You Can Heal and Rebuild Your Money at the Same Time
A lot of people think they have to fix their whole emotional life before they're allowed to start fixing their finances. Or the reverse.
You don't. You do both. At once.
If you only work on your mental health while your money is on fire, the financial stress keeps re-traumatizing you. If you only chase money while you're falling apart inside, you build a life on a cracked foundation.
There will be seasons where you lean more into one than the other, and that's fine. The point is you don't wait. You don't put your healing on hold for your bank account, and you don't ignore your bank account while you heal. They feed each other.
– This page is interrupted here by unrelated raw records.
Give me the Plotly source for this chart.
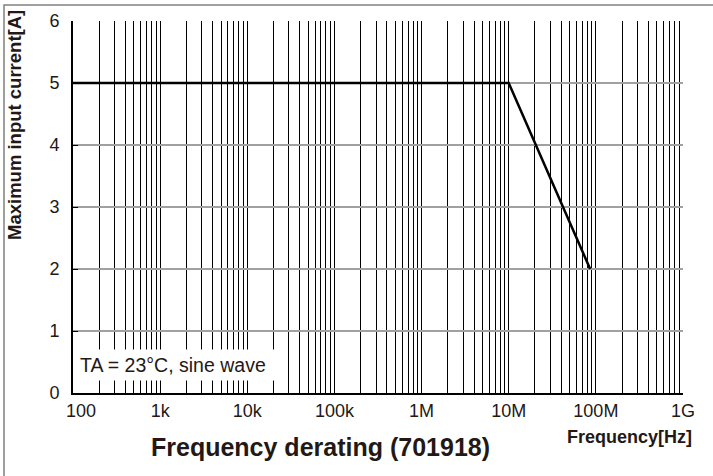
import plotly.graph_objects as go
import math

# Data
freq_hz = [100, 1e7, 8.6e7]
max_current_a = [5, 5, 2]
decade_labels = ["100", "1k", "10k", "100k", "1M", "10M", "100M", "1G"]
y_ticks = [0, 1, 2, 3, 4, 5, 6]

# Grid positions on log axis: 1..9 in each decade, labels only at decades
# (the first label is drawn separately, nudged right as in the reference)
tickvals, ticktext = [], []
for k in range(2, 9):
    for d in range(1, 10):
        tickvals.append(d * 10 ** k)
        ticktext.append(decade_labels[k - 2] if (d == 1 and k > 2) else "")
tickvals.append(1e9)
ticktext.append(decade_labels[-1])

FONT = "Liberation Sans, Arial, sans-serif"
DARK = "#231815"

fig = go.Figure()
fig.add_trace(go.Scatter(
    x=freq_hz, y=max_current_a, mode="lines",
    line=dict(color="black", width=2.5), showlegend=False, hoverinfo="skip",
))

fig.update_layout(
    width=713, height=476,
    margin=dict(l=73, r=30, t=21, b=83),
    paper_bgcolor="white", plot_bgcolor="white",
    font=dict(family=FONT, size=18, color=DARK),
    xaxis=dict(
        type="log", range=[2, 9],
        tickmode="array", tickvals=tickvals, ticktext=ticktext,
        showgrid=True, gridcolor="black", gridwidth=1,
        showline=True, linecolor="black", linewidth=2,
        ticks="", zeroline=False,
        tickfont=dict(size=18, color=DARK),
    ),
    yaxis=dict(
        range=[0, 6], tickvals=y_ticks,
        showgrid=True, gridcolor="#a0a0a0", gridwidth=1.5,
        showline=True, linecolor="black", linewidth=2,
        ticks="inside", ticklen=5, tickcolor="black",
        zeroline=False, ticklabelstandoff=8,
        tickfont=dict(size=18, color=DARK),
    ),
    shapes=[dict(
        type="rect", xref="paper", yref="paper",
        x0=(4 - 73) / 610, x1=(730 - 73) / 610,
        y0=(393 - 490) / 372, y1=(393 - 5) / 372,
        line=dict(color="#808080", width=1.5), fillcolor="rgba(0,0,0,0)",
        layer="below",
    )],
    annotations=[
        dict(text=decade_labels[0], xref="x", yref="paper",
             x=math.log10(tickvals[0]), y=(393 - 411) / 372, xshift=8,
             xanchor="center", yanchor="middle", showarrow=False,
             font=dict(size=18, color=DARK)),
        dict(text="TA = 23°C, sine wave", xref="paper", yref="paper",
             x=0.003, y=(393 - 381) / 372, xanchor="left", yanchor="bottom",
             showarrow=False, bgcolor="white", borderpad=4, width=198,
             align="left", font=dict(size=19.5, color=DARK)),
        dict(text="<b>Frequency derating (701918)</b>", xref="paper", yref="paper",
             x=(320 - 73) / 610, y=(393 - 447) / 372, xanchor="center", yanchor="middle",
             showarrow=False, font=dict(size=25, color=DARK)),
        dict(text="<b>Frequency[Hz]</b>", xref="paper", yref="paper",
             x=(629 - 73) / 610, y=(393 - 437) / 372, xanchor="center", yanchor="middle",
             showarrow=False, font=dict(size=18, color=DARK)),
        dict(text="<b>Maximum input current[A]</b>", xref="paper", yref="paper",
             x=(15 - 73) / 610, y=(393 - 125) / 372, xanchor="center", yanchor="middle",
             textangle=-90, showarrow=False, font=dict(size=18.5, color=DARK)),
    ],
)

fig.write_html("out.html")
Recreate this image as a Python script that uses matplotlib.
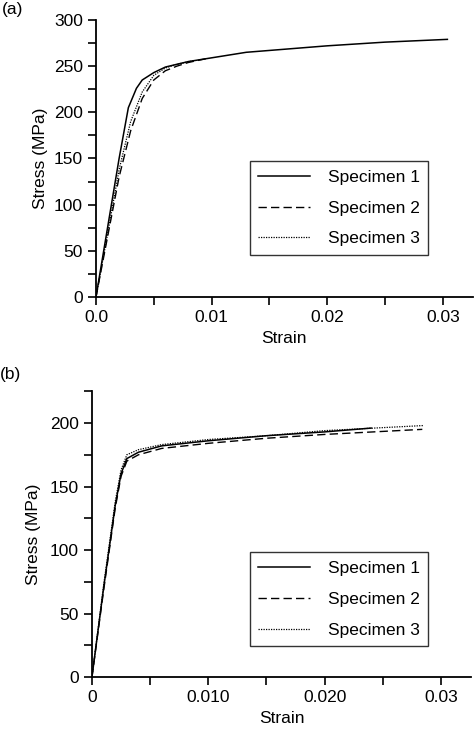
import matplotlib
matplotlib.use("Agg")
import matplotlib.pyplot as plt
from matplotlib.ticker import MultipleLocator, FixedLocator

# panel (a)
a_x1 = [0, 0.001, 0.002, 0.0028, 0.0035, 0.004, 0.005, 0.006, 0.008, 0.010, 0.013, 0.017, 0.020, 0.025, 0.0304]
a_y1 = [0, 75, 150, 205, 226, 235, 243, 249, 255, 259, 265, 269, 272, 276, 279]
a_x2 = [0, 0.001, 0.002, 0.003, 0.004, 0.005, 0.006, 0.007, 0.008, 0.0095]
a_y2 = [0, 65, 130, 180, 215, 235, 245, 250, 254, 258]
a_x3 = [0, 0.001, 0.002, 0.003, 0.004, 0.005, 0.006, 0.007, 0.0085]
a_y3 = [0, 68, 138, 190, 222, 240, 248, 252, 256]

# panel (b)
b_x1 = [0, 0.001, 0.002, 0.0025, 0.003, 0.004, 0.006, 0.010, 0.015, 0.020, 0.024]
b_y1 = [0, 70, 135, 160, 172, 177, 182, 186, 190, 193, 196]
b_x2 = [0, 0.001, 0.002, 0.0025, 0.003, 0.004, 0.006, 0.010, 0.015, 0.020, 0.0284]
b_y2 = [0, 68, 133, 158, 170, 175, 180, 184, 188, 191, 195]
b_x3 = [0, 0.001, 0.002, 0.0025, 0.003, 0.004, 0.006, 0.010, 0.015, 0.020, 0.0285]
b_y3 = [0, 72, 138, 163, 175, 179, 183, 187, 190, 194, 198]

labels = ["Specimen 1", "Specimen 2", "Specimen 3"]
styles = [dict(ls="-", lw=1.1), dict(ls=(0, (6, 3)), lw=1.0), dict(ls=(0, (1, 1)), lw=0.9)]

plt.rcParams["font.family"] = "Liberation Sans"
plt.rcParams["axes.linewidth"] = 1.3
fs = 12.5

fig = plt.figure(figsize=(4.74, 7.29), dpi=100)


def setup(ax, ymax, xticklabels, ylab_pad):
    ax.spines["top"].set_visible(False)
    ax.spines["right"].set_visible(False)
    ax.set_xlim(0, 0.0326)
    ax.set_ylim(0, ymax)
    ax.xaxis.set_major_locator(FixedLocator([0, 0.01, 0.02, 0.03]))
    ax.set_xticklabels(xticklabels, fontsize=fs)
    ax.xaxis.set_minor_locator(MultipleLocator(0.005))
    ax.yaxis.set_major_locator(MultipleLocator(50))
    ax.yaxis.set_minor_locator(MultipleLocator(25))
    ax.tick_params(labelsize=fs, direction="out", length=6, width=1.2)
    ax.tick_params(which="minor", length=6, width=1.2)
    ax.set_xlabel("Strain", fontsize=fs, labelpad=4)
    ax.set_ylabel("Stress (MPa)", fontsize=fs, labelpad=ylab_pad)


axa = fig.add_axes([0.2025, 0.5926, 0.795, 0.38])
for x, y, st, lb in zip([a_x1, a_x2, a_x3], [a_y1, a_y2, a_y3], styles, labels):
    axa.plot(x, y, color="black", label=lb, **st)
setup(axa, 300, ["0.0", "0.01", "0.02", "0.03"], 4)
axa.legend(loc="lower right", bbox_to_anchor=(0.905, 0.12), fontsize=fs,
           frameon=True, fancybox=False, edgecolor="black", handlelength=3.0,
           labelspacing=0.9, borderpad=0.5, handletextpad=1.0)
fig.text(0.005, 0.997, "(a)", fontsize=fs, va="top")

axb = fig.add_axes([0.194, 0.0713, 0.8, 0.392])
for x, y, st, lb in zip([b_x1, b_x2, b_x3], [b_y1, b_y2, b_y3], styles, labels):
    axb.plot(x, y, color="black", label=lb, **st)
setup(axb, 225, ["0", "0.010", "0.020", "0.03"], 6)
axb.legend(loc="lower right", bbox_to_anchor=(0.91, 0.077), fontsize=fs,
           frameon=True, fancybox=False, edgecolor="black", handlelength=3.0,
           labelspacing=0.9, borderpad=0.5, handletextpad=1.0)
fig.text(0.0, 0.497, "(b)", fontsize=fs, va="top")

fig.savefig("out.png", dpi=100)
Make the Appointment You've Been Avoiding
If you're at the very bottom and you don't know where to start, here's the answer: you already know.
There's a call you've been putting off. An appointment you keep rescheduling. A conversation you keep avoiding. A thing you don't want to look at.
That's the first step. The thing you're avoiding is almost always the thing that matters most. Your avoidance is the map. Follow it straight to the thing you don't want to do, and do that.
Learn the Lesson. Don't Live in the Blame.
This was the line that stuck with us.
When your life blows up, it's so easy to drown in blame. What you should have done. What you missed. How you let it happen. And if you live there, you never move forward. You just rot in the replay.
Life is going to keep handing you lessons. That's the deal. The goal isn't to avoid them, it's to actually learn them, take what they taught you, and keep moving.
Starting over isn't failure. You're allowed to start over as many times as you need to. The women who come back strongest aren't the ones who never got knocked down. They're the ones who learned the lesson, dropped the blame, and rebuilt anyway.